**Do this:** All lines in the records below from the line with "Emit a LaTeX" through the line with "fs=10.5] (cap) at" are to be given again exactly, both ends included; the pictures are to be left out.

**Information given:**
------------------------

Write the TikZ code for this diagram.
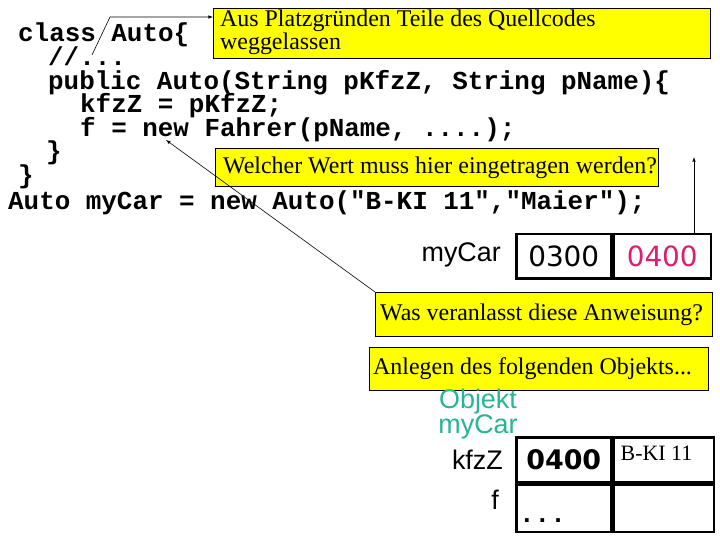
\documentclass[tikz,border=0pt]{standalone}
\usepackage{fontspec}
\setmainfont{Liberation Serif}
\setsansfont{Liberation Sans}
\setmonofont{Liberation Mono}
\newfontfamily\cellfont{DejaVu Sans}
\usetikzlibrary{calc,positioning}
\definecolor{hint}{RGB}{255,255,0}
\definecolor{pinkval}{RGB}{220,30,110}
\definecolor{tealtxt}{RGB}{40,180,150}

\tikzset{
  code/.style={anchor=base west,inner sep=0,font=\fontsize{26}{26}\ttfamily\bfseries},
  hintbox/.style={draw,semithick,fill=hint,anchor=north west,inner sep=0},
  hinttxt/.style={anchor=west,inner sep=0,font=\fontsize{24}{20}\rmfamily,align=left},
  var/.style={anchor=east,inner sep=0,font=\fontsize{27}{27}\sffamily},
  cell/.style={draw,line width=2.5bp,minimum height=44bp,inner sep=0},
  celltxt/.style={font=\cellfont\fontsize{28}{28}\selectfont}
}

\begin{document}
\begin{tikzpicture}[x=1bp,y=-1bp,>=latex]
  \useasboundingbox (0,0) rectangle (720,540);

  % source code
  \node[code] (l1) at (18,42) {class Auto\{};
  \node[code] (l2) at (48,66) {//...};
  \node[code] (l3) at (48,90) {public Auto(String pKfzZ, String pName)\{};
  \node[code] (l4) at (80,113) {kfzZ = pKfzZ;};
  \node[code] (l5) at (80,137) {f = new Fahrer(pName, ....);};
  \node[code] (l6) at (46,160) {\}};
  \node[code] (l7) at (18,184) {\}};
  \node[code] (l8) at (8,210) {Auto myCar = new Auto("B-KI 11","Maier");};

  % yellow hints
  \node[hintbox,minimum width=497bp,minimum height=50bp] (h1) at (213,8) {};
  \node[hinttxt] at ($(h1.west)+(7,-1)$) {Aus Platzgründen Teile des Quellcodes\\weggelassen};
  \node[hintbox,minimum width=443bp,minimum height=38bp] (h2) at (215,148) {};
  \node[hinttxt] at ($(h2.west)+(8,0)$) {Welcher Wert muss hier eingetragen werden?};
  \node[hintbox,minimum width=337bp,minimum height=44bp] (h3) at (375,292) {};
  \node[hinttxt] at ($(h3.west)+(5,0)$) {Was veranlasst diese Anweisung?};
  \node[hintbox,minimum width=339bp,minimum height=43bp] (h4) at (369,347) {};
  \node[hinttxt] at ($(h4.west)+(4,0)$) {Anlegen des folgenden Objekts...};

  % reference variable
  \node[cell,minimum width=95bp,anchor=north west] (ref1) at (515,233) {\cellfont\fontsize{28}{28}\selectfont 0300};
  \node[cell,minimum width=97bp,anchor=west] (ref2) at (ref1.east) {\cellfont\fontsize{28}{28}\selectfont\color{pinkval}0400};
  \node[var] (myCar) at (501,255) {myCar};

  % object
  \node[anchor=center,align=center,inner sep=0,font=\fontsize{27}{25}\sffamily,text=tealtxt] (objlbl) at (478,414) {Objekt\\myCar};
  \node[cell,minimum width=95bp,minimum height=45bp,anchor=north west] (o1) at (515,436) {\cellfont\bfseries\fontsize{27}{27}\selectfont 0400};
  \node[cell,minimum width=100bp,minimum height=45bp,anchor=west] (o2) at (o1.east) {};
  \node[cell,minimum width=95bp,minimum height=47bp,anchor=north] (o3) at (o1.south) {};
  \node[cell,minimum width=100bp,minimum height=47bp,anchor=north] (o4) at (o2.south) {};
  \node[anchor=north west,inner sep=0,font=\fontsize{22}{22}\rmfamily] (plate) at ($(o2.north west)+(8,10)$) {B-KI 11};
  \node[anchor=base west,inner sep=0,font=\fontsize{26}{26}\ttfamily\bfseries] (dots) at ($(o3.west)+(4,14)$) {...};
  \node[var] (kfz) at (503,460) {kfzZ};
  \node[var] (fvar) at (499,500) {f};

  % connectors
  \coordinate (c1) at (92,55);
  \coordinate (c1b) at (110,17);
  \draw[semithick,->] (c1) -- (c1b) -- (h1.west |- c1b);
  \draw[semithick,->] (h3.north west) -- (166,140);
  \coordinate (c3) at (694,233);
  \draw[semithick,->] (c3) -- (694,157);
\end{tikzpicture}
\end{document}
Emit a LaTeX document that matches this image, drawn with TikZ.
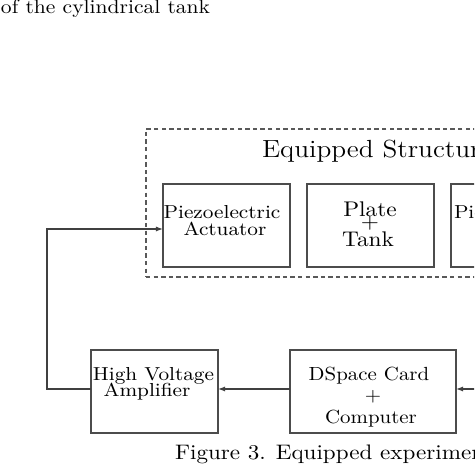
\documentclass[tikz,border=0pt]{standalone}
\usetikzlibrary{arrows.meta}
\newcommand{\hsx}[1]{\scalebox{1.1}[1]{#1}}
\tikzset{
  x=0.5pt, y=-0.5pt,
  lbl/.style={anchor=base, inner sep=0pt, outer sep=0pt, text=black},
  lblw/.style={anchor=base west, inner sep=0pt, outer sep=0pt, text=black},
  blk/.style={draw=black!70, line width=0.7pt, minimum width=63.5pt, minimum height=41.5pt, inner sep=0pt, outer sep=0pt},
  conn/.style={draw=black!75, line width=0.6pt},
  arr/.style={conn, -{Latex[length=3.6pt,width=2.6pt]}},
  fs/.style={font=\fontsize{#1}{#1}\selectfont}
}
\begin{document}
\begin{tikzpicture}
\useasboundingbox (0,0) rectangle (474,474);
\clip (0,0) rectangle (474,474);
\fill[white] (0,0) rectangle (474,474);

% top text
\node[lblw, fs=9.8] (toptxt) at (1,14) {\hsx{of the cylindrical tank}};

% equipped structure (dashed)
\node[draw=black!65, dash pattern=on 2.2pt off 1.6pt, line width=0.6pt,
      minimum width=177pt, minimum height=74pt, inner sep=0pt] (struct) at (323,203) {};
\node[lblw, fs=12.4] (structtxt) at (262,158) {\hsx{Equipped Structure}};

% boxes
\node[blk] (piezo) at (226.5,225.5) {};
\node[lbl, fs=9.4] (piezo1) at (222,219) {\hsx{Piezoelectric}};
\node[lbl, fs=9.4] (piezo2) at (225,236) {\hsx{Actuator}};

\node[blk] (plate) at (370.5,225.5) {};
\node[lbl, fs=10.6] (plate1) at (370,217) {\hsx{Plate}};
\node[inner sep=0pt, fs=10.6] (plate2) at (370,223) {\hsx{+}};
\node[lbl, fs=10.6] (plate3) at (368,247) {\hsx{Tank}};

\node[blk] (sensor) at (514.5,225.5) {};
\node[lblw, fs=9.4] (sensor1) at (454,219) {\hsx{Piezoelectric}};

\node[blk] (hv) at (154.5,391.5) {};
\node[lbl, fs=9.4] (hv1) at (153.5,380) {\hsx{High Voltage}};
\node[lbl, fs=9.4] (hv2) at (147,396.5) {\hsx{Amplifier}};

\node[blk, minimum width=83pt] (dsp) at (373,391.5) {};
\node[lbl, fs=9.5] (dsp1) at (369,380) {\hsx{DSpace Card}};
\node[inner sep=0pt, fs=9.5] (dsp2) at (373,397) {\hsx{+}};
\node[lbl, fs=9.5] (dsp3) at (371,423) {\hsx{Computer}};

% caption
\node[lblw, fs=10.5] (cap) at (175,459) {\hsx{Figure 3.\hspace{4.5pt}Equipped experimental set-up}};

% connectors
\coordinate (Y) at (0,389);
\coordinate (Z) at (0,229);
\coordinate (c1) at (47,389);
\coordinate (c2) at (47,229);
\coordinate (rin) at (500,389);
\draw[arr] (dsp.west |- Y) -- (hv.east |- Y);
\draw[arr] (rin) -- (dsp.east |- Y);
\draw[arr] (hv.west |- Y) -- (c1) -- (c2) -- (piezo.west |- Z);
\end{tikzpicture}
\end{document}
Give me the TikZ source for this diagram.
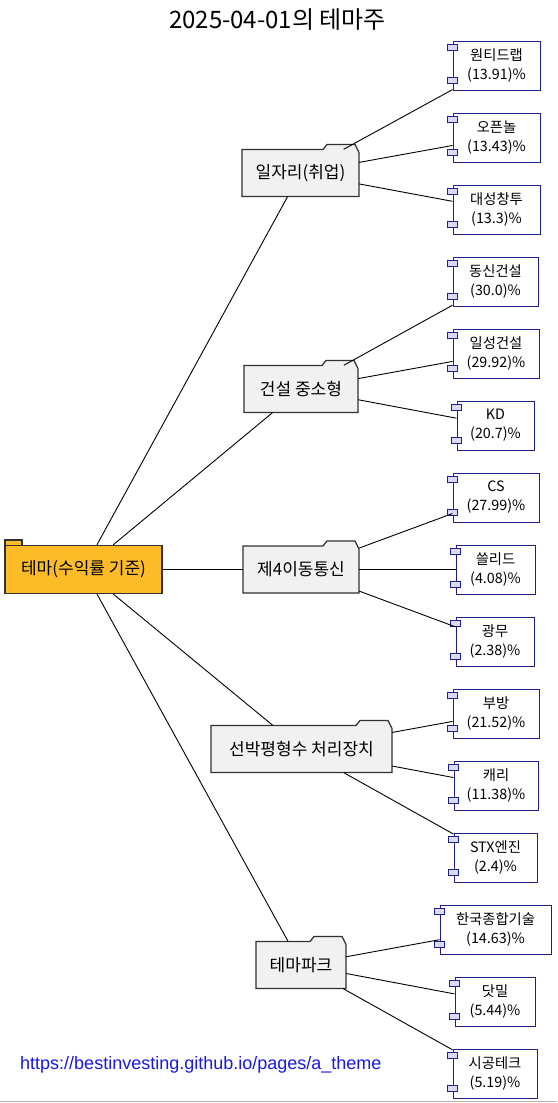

------------------------

**Solution for this problem:**
Emit a LaTeX document that matches this image, drawn with TikZ.
\documentclass[tikz,border=0pt]{standalone}
\usetikzlibrary{arrows.meta}
\newcommand{\hsx}[1]{\scalebox{1.1}[1]{#1}}
\tikzset{
  x=0.5pt, y=-0.5pt,
  lbl/.style={anchor=base, inner sep=0pt, outer sep=0pt, text=black},
  lblw/.style={anchor=base west, inner sep=0pt, outer sep=0pt, text=black},
  blk/.style={draw=black!70, line width=0.7pt, minimum width=63.5pt, minimum height=41.5pt, inner sep=0pt, outer sep=0pt},
  conn/.style={draw=black!75, line width=0.6pt},
  arr/.style={conn, -{Latex[length=3.6pt,width=2.6pt]}},
  fs/.style={font=\fontsize{#1}{#1}\selectfont}
}
\begin{document}
\begin{tikzpicture}
\useasboundingbox (0,0) rectangle (474,474);
\clip (0,0) rectangle (474,474);
\fill[white] (0,0) rectangle (474,474);

% top text
\node[lblw, fs=9.8] (toptxt) at (1,14) {\hsx{of the cylindrical tank}};

% equipped structure (dashed)
\node[draw=black!65, dash pattern=on 2.2pt off 1.6pt, line width=0.6pt,
      minimum width=177pt, minimum height=74pt, inner sep=0pt] (struct) at (323,203) {};
\node[lblw, fs=12.4] (structtxt) at (262,158) {\hsx{Equipped Structure}};

% boxes
\node[blk] (piezo) at (226.5,225.5) {};
\node[lbl, fs=9.4] (piezo1) at (222,219) {\hsx{Piezoelectric}};
\node[lbl, fs=9.4] (piezo2) at (225,236) {\hsx{Actuator}};

\node[blk] (plate) at (370.5,225.5) {};
\node[lbl, fs=10.6] (plate1) at (370,217) {\hsx{Plate}};
\node[inner sep=0pt, fs=10.6] (plate2) at (370,223) {\hsx{+}};
\node[lbl, fs=10.6] (plate3) at (368,247) {\hsx{Tank}};

\node[blk] (sensor) at (514.5,225.5) {};
\node[lblw, fs=9.4] (sensor1) at (454,219) {\hsx{Piezoelectric}};

\node[blk] (hv) at (154.5,391.5) {};
\node[lbl, fs=9.4] (hv1) at (153.5,380) {\hsx{High Voltage}};
\node[lbl, fs=9.4] (hv2) at (147,396.5) {\hsx{Amplifier}};

\node[blk, minimum width=83pt] (dsp) at (373,391.5) {};
\node[lbl, fs=9.5] (dsp1) at (369,380) {\hsx{DSpace Card}};
\node[inner sep=0pt, fs=9.5] (dsp2) at (373,397) {\hsx{+}};
\node[lbl, fs=9.5] (dsp3) at (371,423) {\hsx{Computer}};

% caption
\node[lblw, fs=10.5] (cap) at (175,459) {\hsx{Figure 3.\hspace{4.5pt}Equipped experimental set-up}};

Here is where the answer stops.